### Problem to work on
In the records below, find the line that contains "Generate a LaTeX" and the line that contains "(0,0) rectangle (971,496);". Set down exactly those lines and every line between them, and nothing more.

### Records provided
+--

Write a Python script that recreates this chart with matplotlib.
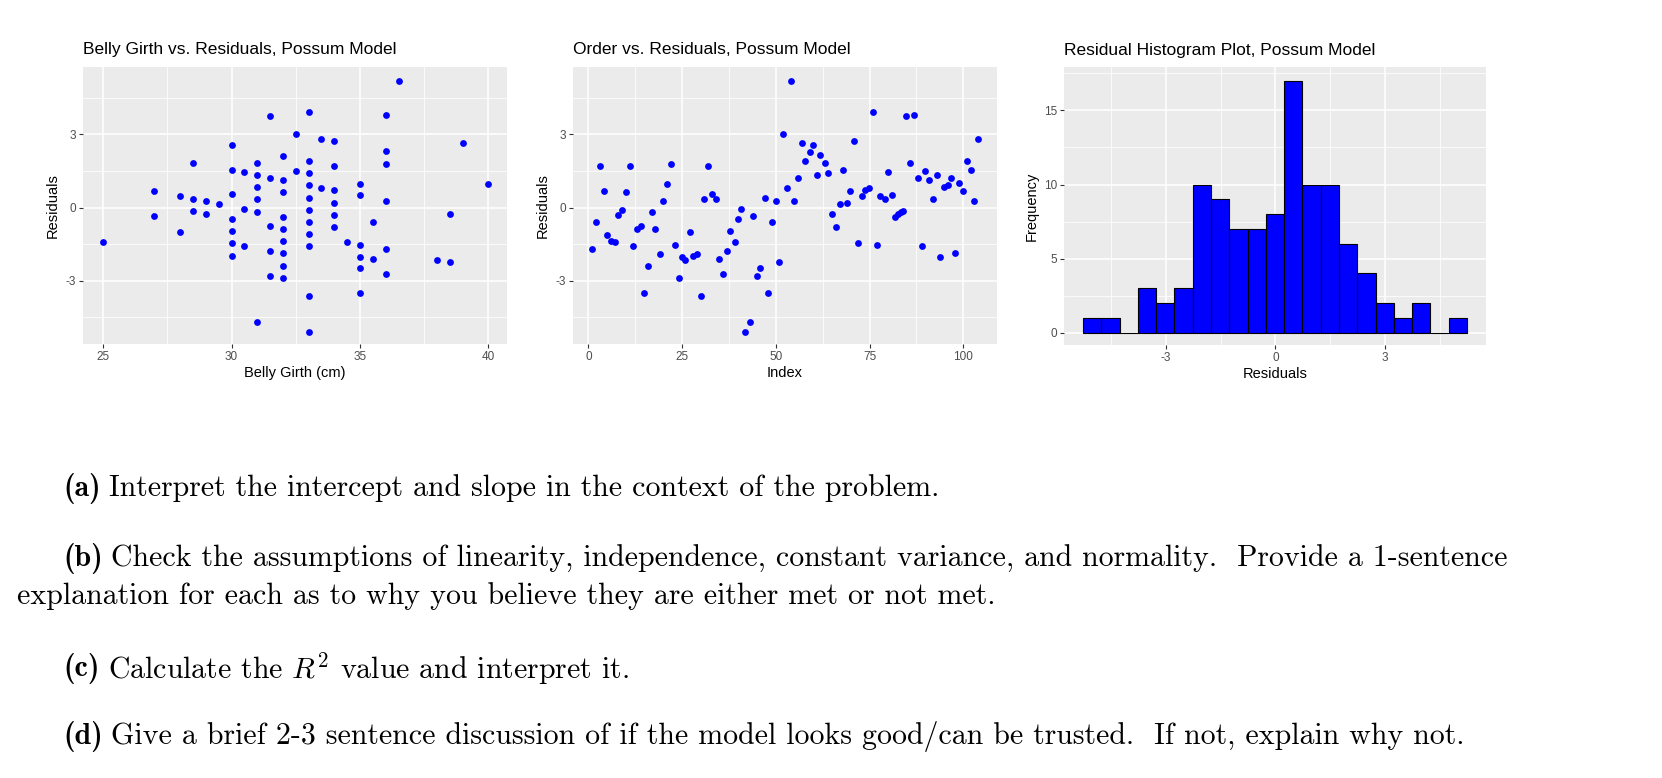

+--

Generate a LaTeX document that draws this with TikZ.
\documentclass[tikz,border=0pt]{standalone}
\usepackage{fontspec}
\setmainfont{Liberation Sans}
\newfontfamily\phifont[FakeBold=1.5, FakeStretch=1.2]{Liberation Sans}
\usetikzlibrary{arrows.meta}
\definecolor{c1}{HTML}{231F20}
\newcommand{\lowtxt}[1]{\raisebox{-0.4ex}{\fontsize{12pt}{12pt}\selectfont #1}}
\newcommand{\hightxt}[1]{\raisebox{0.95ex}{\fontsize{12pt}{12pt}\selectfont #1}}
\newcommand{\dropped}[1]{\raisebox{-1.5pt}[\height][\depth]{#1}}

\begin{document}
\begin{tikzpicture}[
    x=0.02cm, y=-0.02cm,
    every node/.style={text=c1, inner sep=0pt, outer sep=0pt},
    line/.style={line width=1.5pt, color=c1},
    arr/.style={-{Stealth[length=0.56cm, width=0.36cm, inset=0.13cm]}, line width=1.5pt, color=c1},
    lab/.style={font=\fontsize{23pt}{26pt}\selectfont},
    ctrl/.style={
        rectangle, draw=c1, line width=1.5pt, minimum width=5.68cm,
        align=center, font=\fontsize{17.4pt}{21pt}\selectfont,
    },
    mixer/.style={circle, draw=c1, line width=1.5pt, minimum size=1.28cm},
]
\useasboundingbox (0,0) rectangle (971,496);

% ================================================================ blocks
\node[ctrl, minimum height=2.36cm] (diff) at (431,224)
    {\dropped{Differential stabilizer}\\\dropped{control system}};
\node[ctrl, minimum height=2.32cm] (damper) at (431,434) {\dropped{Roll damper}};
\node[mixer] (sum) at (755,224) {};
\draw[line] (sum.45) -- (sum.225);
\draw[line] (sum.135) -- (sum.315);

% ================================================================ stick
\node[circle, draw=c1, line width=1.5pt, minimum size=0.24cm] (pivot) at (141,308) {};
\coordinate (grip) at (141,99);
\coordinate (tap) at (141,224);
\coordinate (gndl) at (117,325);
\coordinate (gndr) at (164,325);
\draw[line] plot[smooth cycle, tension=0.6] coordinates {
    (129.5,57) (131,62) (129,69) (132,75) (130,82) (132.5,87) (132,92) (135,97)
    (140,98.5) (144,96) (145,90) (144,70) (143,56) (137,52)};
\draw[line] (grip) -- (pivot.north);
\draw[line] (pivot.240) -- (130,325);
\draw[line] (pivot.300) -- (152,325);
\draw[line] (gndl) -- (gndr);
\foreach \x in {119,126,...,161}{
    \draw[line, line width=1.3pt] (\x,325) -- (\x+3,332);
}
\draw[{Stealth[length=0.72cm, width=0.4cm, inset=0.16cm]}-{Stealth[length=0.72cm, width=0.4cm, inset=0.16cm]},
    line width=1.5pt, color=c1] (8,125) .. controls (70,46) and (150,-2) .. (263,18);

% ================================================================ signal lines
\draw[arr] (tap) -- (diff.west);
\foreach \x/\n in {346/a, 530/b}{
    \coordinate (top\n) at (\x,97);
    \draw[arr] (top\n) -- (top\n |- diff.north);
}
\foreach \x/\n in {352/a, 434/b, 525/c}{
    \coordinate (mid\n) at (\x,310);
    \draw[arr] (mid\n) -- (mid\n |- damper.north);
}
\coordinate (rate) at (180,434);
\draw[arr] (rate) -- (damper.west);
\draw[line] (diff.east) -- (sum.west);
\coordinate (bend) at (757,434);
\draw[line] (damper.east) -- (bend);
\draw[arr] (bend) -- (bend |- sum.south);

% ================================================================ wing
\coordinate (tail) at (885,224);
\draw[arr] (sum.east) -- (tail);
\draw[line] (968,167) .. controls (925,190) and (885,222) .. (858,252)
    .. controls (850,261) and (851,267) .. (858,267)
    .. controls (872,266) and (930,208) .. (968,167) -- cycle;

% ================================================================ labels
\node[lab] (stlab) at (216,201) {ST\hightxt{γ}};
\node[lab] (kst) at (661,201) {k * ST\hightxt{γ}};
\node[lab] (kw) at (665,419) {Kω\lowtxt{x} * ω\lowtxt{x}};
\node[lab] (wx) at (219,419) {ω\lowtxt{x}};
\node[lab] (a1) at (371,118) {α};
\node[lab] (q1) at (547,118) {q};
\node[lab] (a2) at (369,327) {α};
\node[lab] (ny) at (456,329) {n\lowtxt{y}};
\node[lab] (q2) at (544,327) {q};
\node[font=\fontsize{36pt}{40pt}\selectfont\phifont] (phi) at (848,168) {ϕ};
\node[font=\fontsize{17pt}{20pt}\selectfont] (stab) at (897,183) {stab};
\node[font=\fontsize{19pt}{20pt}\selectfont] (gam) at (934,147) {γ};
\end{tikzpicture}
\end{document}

+--

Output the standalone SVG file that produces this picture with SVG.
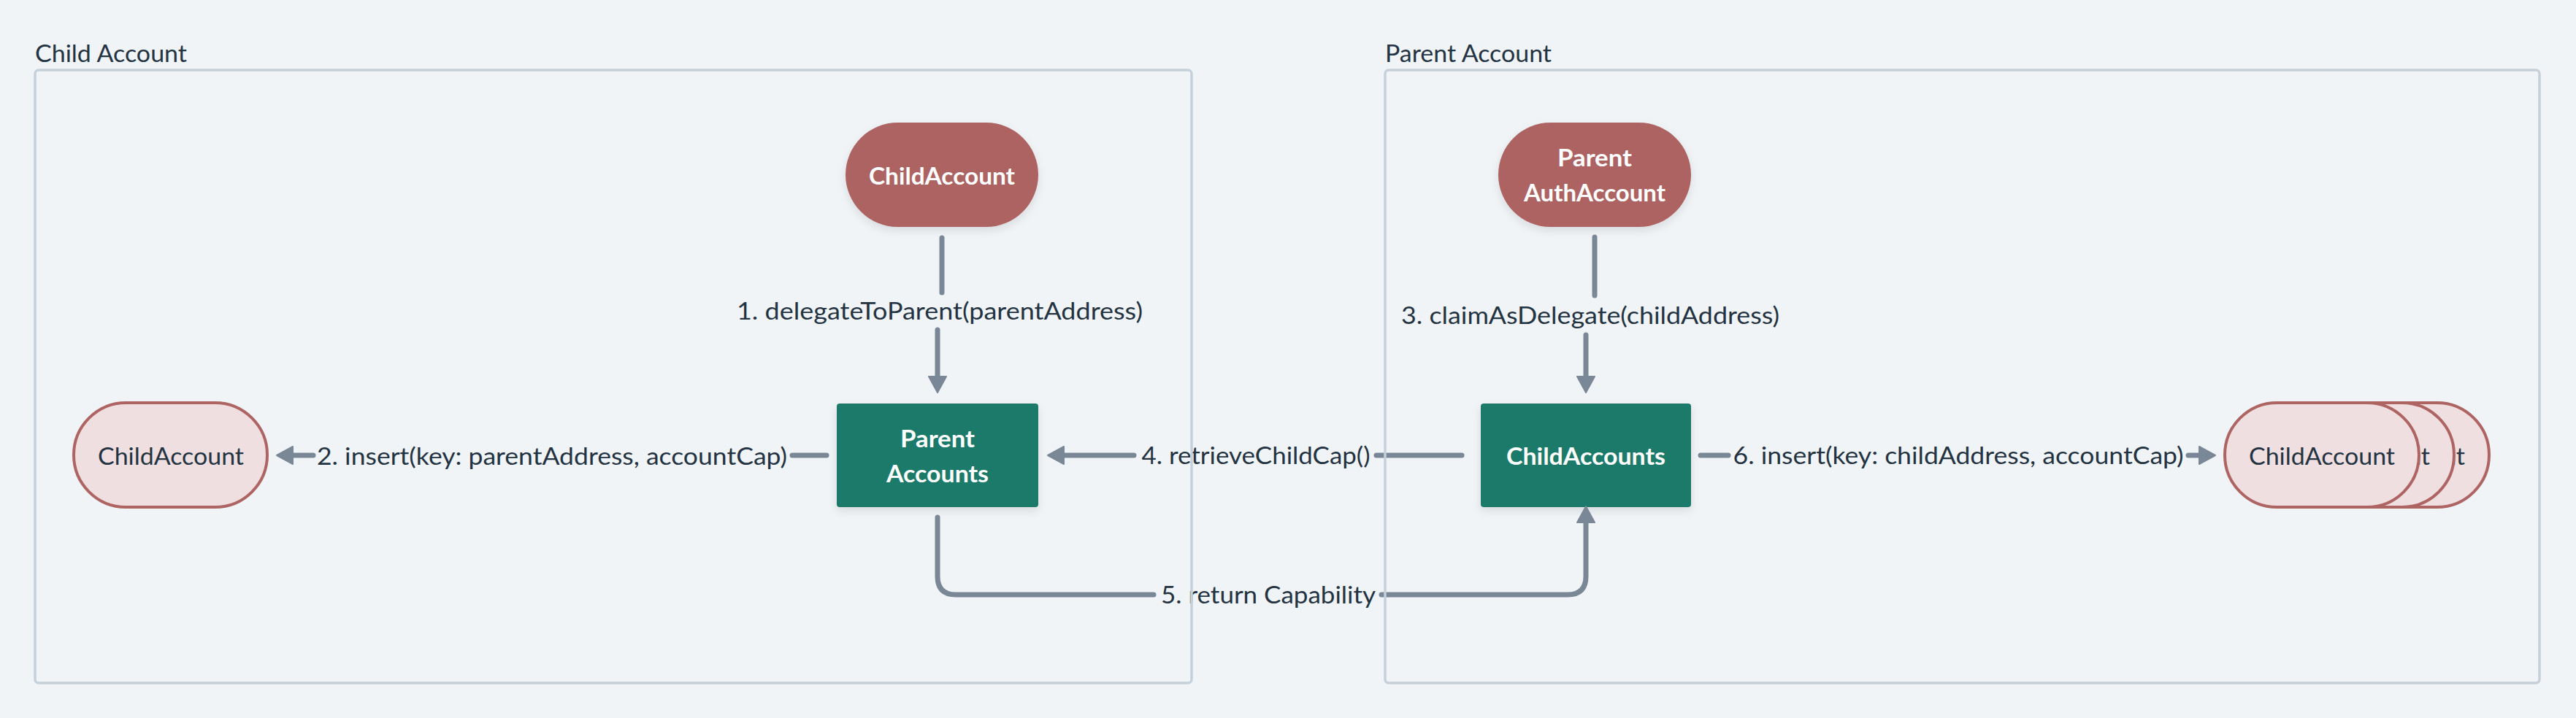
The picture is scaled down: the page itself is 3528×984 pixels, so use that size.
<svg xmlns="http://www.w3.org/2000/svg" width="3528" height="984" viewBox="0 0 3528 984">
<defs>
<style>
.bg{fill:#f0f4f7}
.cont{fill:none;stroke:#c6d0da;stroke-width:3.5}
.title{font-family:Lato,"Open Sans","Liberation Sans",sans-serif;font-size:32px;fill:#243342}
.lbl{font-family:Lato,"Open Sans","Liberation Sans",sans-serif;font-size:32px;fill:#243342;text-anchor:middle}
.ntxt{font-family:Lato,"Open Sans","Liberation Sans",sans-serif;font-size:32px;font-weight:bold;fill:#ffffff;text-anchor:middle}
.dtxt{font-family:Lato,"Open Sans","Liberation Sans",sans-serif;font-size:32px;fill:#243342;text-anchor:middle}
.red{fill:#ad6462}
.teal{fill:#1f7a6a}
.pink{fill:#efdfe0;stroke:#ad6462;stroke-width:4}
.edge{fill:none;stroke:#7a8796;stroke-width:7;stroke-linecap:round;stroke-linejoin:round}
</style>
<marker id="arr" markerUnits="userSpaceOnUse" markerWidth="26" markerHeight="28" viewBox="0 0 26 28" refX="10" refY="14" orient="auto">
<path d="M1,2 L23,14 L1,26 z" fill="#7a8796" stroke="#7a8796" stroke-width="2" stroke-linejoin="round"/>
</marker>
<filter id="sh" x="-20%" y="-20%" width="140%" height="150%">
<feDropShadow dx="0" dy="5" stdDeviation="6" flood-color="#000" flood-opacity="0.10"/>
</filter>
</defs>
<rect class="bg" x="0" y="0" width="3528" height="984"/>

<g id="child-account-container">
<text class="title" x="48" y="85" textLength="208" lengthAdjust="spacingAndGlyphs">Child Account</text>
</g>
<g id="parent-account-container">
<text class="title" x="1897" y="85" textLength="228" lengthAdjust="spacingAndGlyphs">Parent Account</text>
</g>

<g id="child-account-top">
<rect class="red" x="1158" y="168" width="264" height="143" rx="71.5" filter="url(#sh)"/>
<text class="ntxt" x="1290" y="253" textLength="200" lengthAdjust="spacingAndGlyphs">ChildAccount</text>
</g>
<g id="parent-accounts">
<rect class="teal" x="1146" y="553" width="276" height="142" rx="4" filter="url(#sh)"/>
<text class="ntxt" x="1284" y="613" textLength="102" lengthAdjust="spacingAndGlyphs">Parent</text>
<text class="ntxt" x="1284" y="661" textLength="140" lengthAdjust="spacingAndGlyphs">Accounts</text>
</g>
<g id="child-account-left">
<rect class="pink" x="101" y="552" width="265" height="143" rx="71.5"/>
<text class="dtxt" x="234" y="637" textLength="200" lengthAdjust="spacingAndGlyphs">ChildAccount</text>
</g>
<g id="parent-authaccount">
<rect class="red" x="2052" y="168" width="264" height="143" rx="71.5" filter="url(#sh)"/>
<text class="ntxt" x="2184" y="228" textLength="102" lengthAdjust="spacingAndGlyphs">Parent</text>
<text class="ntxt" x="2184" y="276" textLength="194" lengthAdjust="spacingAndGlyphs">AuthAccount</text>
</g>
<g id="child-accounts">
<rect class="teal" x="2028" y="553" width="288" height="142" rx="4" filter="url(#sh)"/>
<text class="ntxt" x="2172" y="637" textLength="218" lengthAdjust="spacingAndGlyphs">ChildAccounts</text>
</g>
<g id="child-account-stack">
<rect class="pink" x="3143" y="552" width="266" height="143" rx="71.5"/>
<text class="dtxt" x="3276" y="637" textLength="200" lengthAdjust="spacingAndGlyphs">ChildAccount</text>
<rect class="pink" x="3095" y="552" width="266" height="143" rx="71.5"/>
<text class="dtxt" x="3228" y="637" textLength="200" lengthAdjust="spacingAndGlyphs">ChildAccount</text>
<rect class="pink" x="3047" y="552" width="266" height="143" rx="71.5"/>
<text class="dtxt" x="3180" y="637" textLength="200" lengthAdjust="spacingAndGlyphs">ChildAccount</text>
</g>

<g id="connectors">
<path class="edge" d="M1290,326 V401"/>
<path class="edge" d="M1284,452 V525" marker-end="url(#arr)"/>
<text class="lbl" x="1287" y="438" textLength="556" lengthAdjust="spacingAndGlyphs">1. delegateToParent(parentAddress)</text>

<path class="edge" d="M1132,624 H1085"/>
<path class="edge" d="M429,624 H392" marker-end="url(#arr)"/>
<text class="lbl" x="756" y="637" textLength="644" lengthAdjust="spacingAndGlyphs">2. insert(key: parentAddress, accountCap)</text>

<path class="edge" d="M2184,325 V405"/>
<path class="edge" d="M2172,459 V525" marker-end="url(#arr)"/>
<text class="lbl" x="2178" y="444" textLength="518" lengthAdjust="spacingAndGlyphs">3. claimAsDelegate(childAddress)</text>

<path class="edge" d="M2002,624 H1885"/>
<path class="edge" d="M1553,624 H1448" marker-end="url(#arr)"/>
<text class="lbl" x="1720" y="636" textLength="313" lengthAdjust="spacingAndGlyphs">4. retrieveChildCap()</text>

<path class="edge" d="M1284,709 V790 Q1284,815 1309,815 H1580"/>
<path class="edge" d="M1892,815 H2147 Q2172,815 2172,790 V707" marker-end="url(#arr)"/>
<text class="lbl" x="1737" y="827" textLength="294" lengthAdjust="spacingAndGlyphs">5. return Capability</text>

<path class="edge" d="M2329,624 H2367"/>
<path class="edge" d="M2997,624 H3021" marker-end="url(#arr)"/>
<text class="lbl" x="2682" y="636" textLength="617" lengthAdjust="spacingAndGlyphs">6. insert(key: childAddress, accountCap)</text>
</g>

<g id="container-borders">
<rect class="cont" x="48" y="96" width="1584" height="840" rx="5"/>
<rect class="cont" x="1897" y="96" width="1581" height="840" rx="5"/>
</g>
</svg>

+--

### Result for this task
Generate a LaTeX document that draws this with TikZ.
\documentclass[tikz,border=0pt]{standalone}
\usepackage{fontspec}
\setmainfont{Liberation Sans}
\newfontfamily\phifont[FakeBold=1.5, FakeStretch=1.2]{Liberation Sans}
\usetikzlibrary{arrows.meta}
\definecolor{c1}{HTML}{231F20}
\newcommand{\lowtxt}[1]{\raisebox{-0.4ex}{\fontsize{12pt}{12pt}\selectfont #1}}
\newcommand{\hightxt}[1]{\raisebox{0.95ex}{\fontsize{12pt}{12pt}\selectfont #1}}
\newcommand{\dropped}[1]{\raisebox{-1.5pt}[\height][\depth]{#1}}

\begin{document}
\begin{tikzpicture}[
    x=0.02cm, y=-0.02cm,
    every node/.style={text=c1, inner sep=0pt, outer sep=0pt},
    line/.style={line width=1.5pt, color=c1},
    arr/.style={-{Stealth[length=0.56cm, width=0.36cm, inset=0.13cm]}, line width=1.5pt, color=c1},
    lab/.style={font=\fontsize{23pt}{26pt}\selectfont},
    ctrl/.style={
        rectangle, draw=c1, line width=1.5pt, minimum width=5.68cm,
        align=center, font=\fontsize{17.4pt}{21pt}\selectfont,
    },
    mixer/.style={circle, draw=c1, line width=1.5pt, minimum size=1.28cm},
]
\useasboundingbox (0,0) rectangle (971,496);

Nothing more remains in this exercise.